Columbia International Affairs Online: Working Papers

CIAO DATE: 12/2012

Beyond the Millennium Development Goals Agreeing to a Post-2015 Development Framework

Alex Evans, David Steven

April 2012

Center on International Cooperation

Abstract

This paper provides an overview of the Millennium Development Goals (MDGs) and their expected status in 2012; describes the background to, and options for, a post-2015 framework; and discusses how governments can best navigate the political challenges of agreeing to a new set of development goals. The MDGs were the fruit of a long effort to build consensus around a set of targets for reducing poverty. While not all goals will be met by 2015, the headline target (halving absolute poverty) will be comfortably exceeded. Progress in China has made a disproportionate contribution to the MDGs, but headway has been made in all regions, including Africa.

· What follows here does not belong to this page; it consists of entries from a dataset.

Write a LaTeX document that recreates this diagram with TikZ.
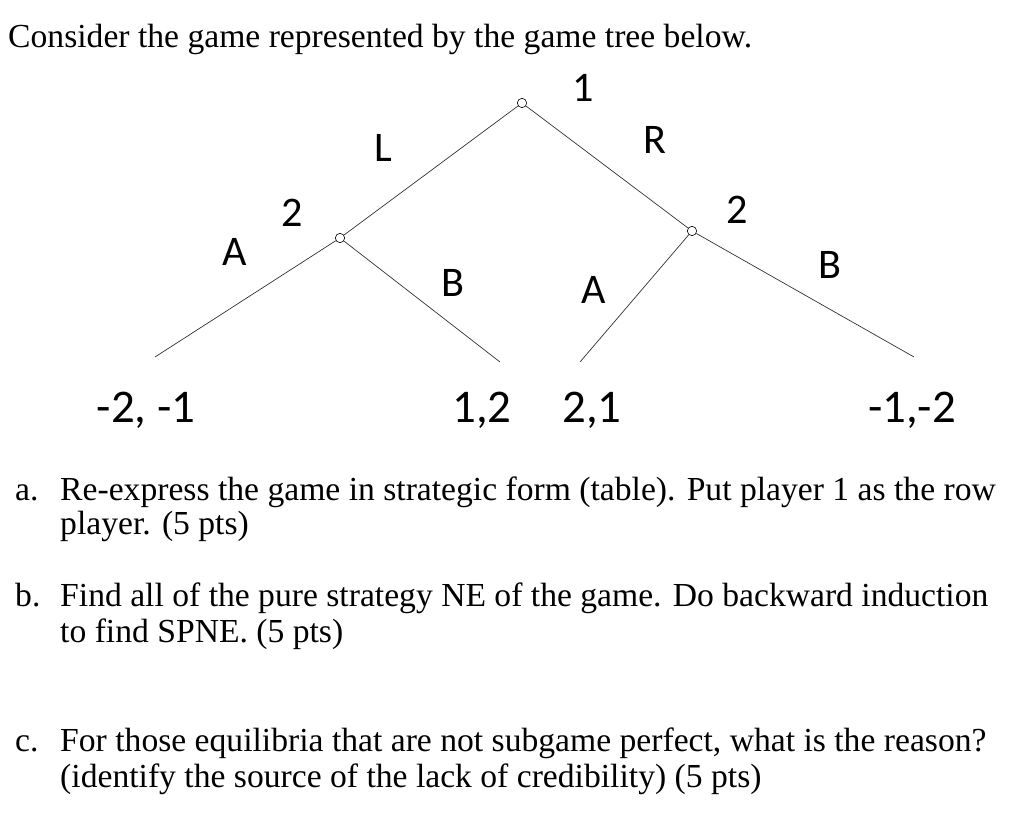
\documentclass[tikz,border=0pt]{standalone}
\usepackage{fontspec}
\setmainfont{Liberation Serif}
\newfontfamily\calib{Carlito}
\begin{document}
\begin{tikzpicture}[x=0.03cm,y=-0.03cm,
  txt/.style={anchor=base west,inner sep=0,font=\fontsize{28.7}{34}\selectfont},
  lab/.style={inner sep=0,font=\calib\fontsize{36}{40}\selectfont},
  pay/.style={inner sep=0,font=\calib\fontsize{40}{44}\selectfont},
  dn/.style={circle,draw,inner sep=0,minimum size=0.28cm,line width=0.5pt},
  edge/.style={line width=0.6pt,draw=black!80}]
\useasboundingbox (0,0) rectangle (1024,815);
\node[txt] (t0) at (8,48) {Consider the game represented by the game tree below.};
\node[dn] (r) at (522,103) {};
\node[dn] (l) at (340,238) {};
\node[dn] (rr) at (692,231) {};
\coordinate (ll1) at (155,357);
\coordinate (lr1) at (500,362);
\coordinate (rl1) at (580,362);
\coordinate (rr1) at (914,357);
\draw[edge] (r) -- (l);
\draw[edge] (r) -- (rr);
\draw[edge] (l) -- (ll1);
\draw[edge] (l) -- (lr1);
\draw[edge] (rr) -- (rl1);
\draw[edge] (rr) -- (rr1);
\node[lab] (n1) at (583,88) {1};
\node[lab] (nL) at (383,148) {L};
\node[lab] (nR) at (655,140) {R};
\node[lab] (n2a) at (292,213) {2};
\node[lab] (n2b) at (737,210) {2};
\node[lab] (a1) at (235,252) {A};
\node[lab] (b1) at (453,283) {B};
\node[lab] (a2) at (594,290) {A};
\node[lab] (b2) at (830,265) {B};
\node[pay] (p1) at (146,410) {-2, -1};
\node[pay] (p2) at (482,410) {1,2};
\node[pay] (p3) at (592,410) {2,1};
\node[pay] (p4) at (912,410) {-1,-2};
\node[txt] (a) at (15,500) {a.};
\node[txt] (a1t) at (60,500) {Re-express the game in strategic form (table). Put player 1 as the row};
\node[txt] (a2t) at (60,534) {player. (5 pts)};
\node[txt] (b) at (15,606) {b.};
\node[txt] (b1t) at (60,606) {Find all of the pure strategy NE of the game. Do backward induction};
\node[txt] (b2t) at (60,642) {to find SPNE. (5 pts)};
\node[txt] (c) at (15,751) {c.};
\node[txt] (c1t) at (60,751) {For those equilibria that are not subgame perfect, what is the reason?};
\node[txt] (c2t) at (60,787) {(identify the source of the lack of credibility) (5 pts)};
\end{tikzpicture}
\end{document}
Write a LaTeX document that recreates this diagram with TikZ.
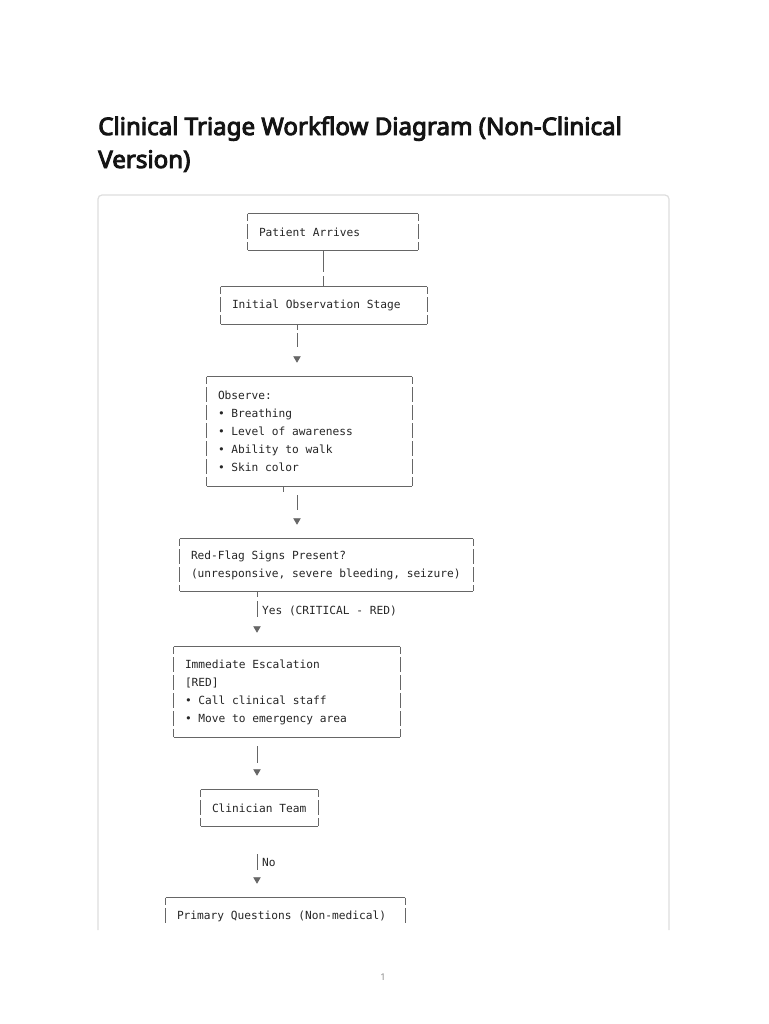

Debate on the successor to the MDGs began in earnest in 2011 and has been influenced by developments elsewhere in the international system, such as the Busan Partnership for Effective Development Cooperation, the New Deal for Engagement in Fragile States, and – above all – proposals in the run up to Rio+20 for a new set of Sustainable Development Goals (SDGs). When considering options for new goals after 2015, there are five key questions. Are new goals needed? Should they be universal (7 billion people) or just apply to the most vulnerable (1-2 billion)? How broad should they be? Should SDGs subsume, be separate from, or complement the MDGs? And should the new goals be binding or aspirational?